Step by step solution

01

Understanding Aggregate Expenditure and Potential GDP

Aggregate expenditure is the total spending in an economy on consumption, investment, government spending, and net exports. When aggregate expenditure is greater than potential GDP, it means that the total spending in the economy is higher than the economy's capacity to produce goods and services. Potential GDP is the level of output that can be achieved when all resources are fully employed without causing inflation. Inflationary pressures occur when the demand for goods and services outpaces the economy's ability to supply them, leading to rising prices.
02

The Goal of Government Intervention

In this situation, the government aims to relieve inflationary pressures by reducing aggregate demand or increasing aggregate supply to bring the economy back to its potential GDP. This will help stabilize prices and prevent the negative effects of inflation, such as reduced purchasing power and increased production costs.
03

Decreasing Aggregate Demand

One way the government can relieve inflationary pressures is by decreasing aggregate demand. This can be achieved through contractionary fiscal policy or monetary policy. 1. Fiscal Policy: The government can reduce its spending or increase taxes on households and businesses. This will decrease the total spending and demand for goods and services, leading to a reduction in aggregate demand and, in turn, inflationary pressures. 2. Monetary Policy: The central bank can increase interest rates, reduce the money supply or both. This will make borrowing more expensive for both businesses and individuals, discouraging spending and decreasing aggregate demand.
04

Increasing Aggregate Supply

Alternatively, the government can address inflationary pressures by promoting policies and strategies that increase aggregate supply.

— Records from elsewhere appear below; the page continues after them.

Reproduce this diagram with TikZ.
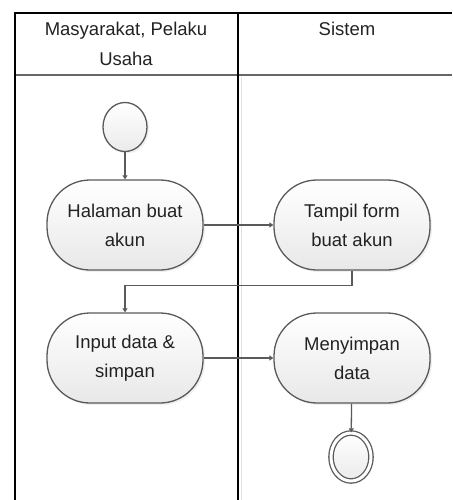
\documentclass[tikz,border=0pt]{standalone}
\usepackage{fontspec}
\setmainfont{Liberation Sans}
\usetikzlibrary{arrows.meta,shapes.geometric,shadows}

\definecolor{edgegray}{HTML}{5A5A5A}
\definecolor{textgray}{HTML}{222222}

\begin{document}
\begin{tikzpicture}[x=1pt,y=-1pt,
    activity/.style ={rectangle, rounded corners=43pt, draw=edgegray, line width=1.3pt,
        top color=white, bottom color=black!9, minimum width=156pt, minimum height=90pt,
        align=center, font=\fontsize{18.5}{29}\selectfont, text=textgray,
        drop shadow={opacity=0.12, shadow xshift=2pt, shadow yshift=-2pt}},
    startstate/.style ={ellipse, draw=edgegray, line width=1.3pt, top color=white, bottom color=black!8,
        minimum width=44pt, minimum height=49pt, inner sep=0pt,
        drop shadow={opacity=0.12, shadow xshift=2pt, shadow yshift=-2pt}},
    endstate/.style ={ellipse, draw=edgegray, line width=1.3pt, double=white, double distance=3pt,
        top color=white, bottom color=black!8, minimum width=40pt, minimum height=48pt, inner sep=0pt,
        drop shadow={opacity=0.12, shadow xshift=2pt, shadow yshift=-2pt}},
    flow/.style ={draw=edgegray, line width=1.3pt, -{Triangle[width=5pt,length=4pt]}},
    lane/.style ={draw=black, line width=2.2pt},
    header/.style ={align=center, font=\fontsize{18.5}{30}\selectfont, text=textgray}]
   \useasboundingbox (0,0) rectangle (452,500);

   % swimlanes
   \draw[black!12, line width=1pt] (241,77) -- (241,500);
   \draw[black!60, line width=2pt] (15,75) -- (452,75);
   \draw[lane] (15,500) -- (15,13) -- (452,13);
   \draw[lane] (238,13) -- (238,500);
   \node[header] (laneA) at (126,44) {Masyarakat, Pelaku\\Usaha};
   \node[header] (laneB) at (347,29) {Sistem};

   \node[startstate] (start) at (125,127) {};
   \node[activity] (halaman) at (125,225) {Halaman buat\\akun};
   \node[activity] (tampil) at (352,225) {Tampil form\\buat akun};
   \node[activity] (input) at (125,358) {Input data \&\\simpan};
   \node[activity] (simpan) at (352,358) {Menyimpan\\data};
   \node[endstate] (stop) at (351,457) {};

   \draw[flow] (start) to (halaman);
   \draw[flow] (halaman) to (tampil);
   \draw[flow] (tampil.south) -- ++(0,15) -| (input.north);
   \draw[flow] (input) to (simpan);
   \draw[flow] (simpan) to (stop);
 \end{tikzpicture}
\end{document}
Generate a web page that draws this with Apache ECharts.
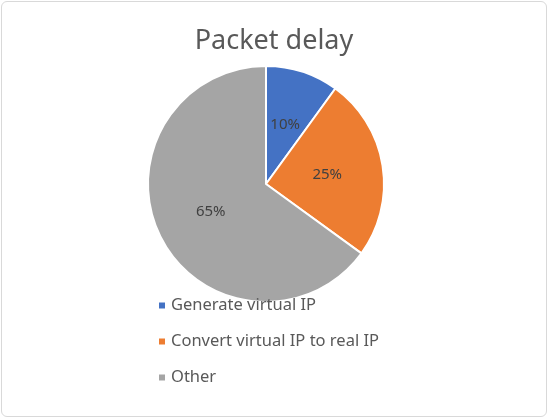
<!DOCTYPE html>
<html><head><meta charset="utf-8">
<script src="https://cdn.jsdelivr.net/npm/echarts@6/dist/echarts.min.js"></script>
<style>html,body{margin:0;padding:0;background:#fff}
#c{position:absolute;left:1px;top:1px;width:546px;height:416px;border:1px solid #d9d9d9;border-radius:6px;box-sizing:border-box}</style>
</head><body><div id="c"></div>
<script>
const categories = ["Generate virtual IP", "Convert virtual IP to real IP", "Other"];
const values = [10, 25, 65];
const colors = ["#4472C4", "#ED7D31", "#A5A5A5"];
const chart = echarts.init(document.getElementById('c'));
chart.setOption({
  title: {text: 'Packet delay', left: 'center', top: 21, textStyle: {fontFamily: 'Noto Sans', fontWeight: 'normal', fontSize: 27, color: '#595959'}},
  legend: {orient: 'vertical', left: 150, top: 290, itemGap: 19, icon: 'rect', itemWidth: 8, itemHeight: 8,
    textStyle: {fontFamily: 'Noto Sans', fontSize: 16.5, color: '#595959'}, data: categories},
  series: [{
    type: 'pie', center: [264, 182], radius: 118, startAngle: 90, clockwise: true,
    itemStyle: {borderColor: '#fff', borderWidth: 2},
    label: {position: 'inner', formatter: '{d}%', fontFamily: 'Noto Sans', fontSize: 15, color: '#404040'},
    labelLine: {show: false},
    data: categories.map((n, i) => ({name: n, value: values[i], itemStyle: {color: colors[i]}}))
  }]
});
</script></body></html>
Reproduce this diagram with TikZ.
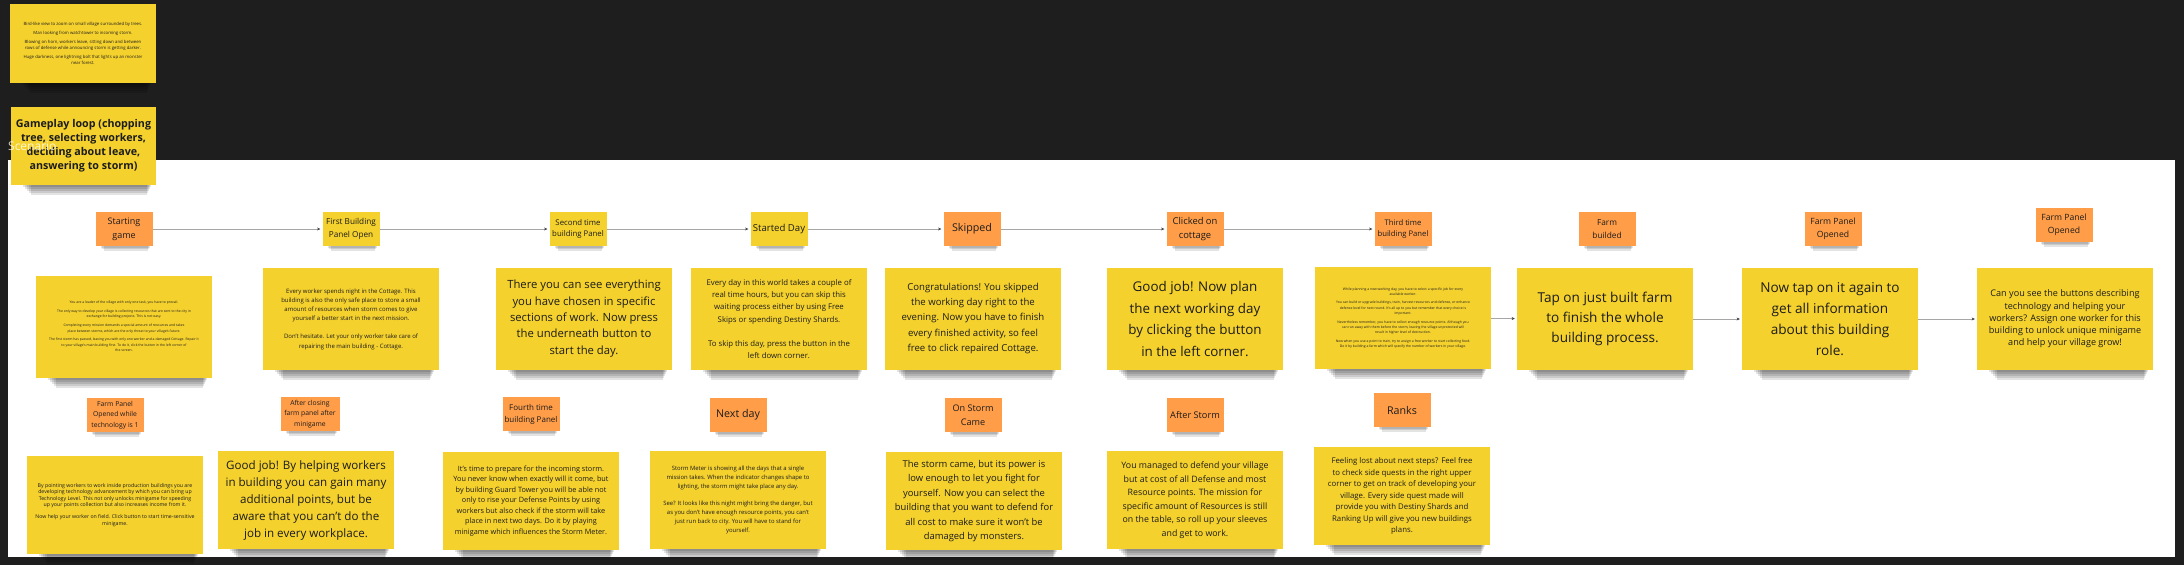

This can be achieved through supply-side policies and measures. 1. Reducing Business Regulations: By reducing regulations and restrictions, businesses can operate more efficiently, thus increasing the economy's total production capacity. 2. Investing in Infrastructure: Improved infrastructure enables more efficient transportation and communication, which ultimately leads to an increase in the economy's capacity to produce goods and services. 3. Education and Training: Investing in education and training programs helps improve the workforce's skills, leading to an increase in worker productivity and the overall capacity of the economy. 4. Encouraging Research and Development: Subsidizing or otherwise promoting research and development allows businesses to develop innovative products and production methods, potentially increasing the economy's productive capacity. In conclusion, the government can relieve inflationary pressures when aggregate expenditure is greater than potential GDP through contractionary fiscal and monetary policies to decrease aggregate demand or by implementing supply-side measures to increase aggregate supply. The choice of policy will depend on various factors, such as the specific causes of the inflationary pressures and the overall economic conditions at the time.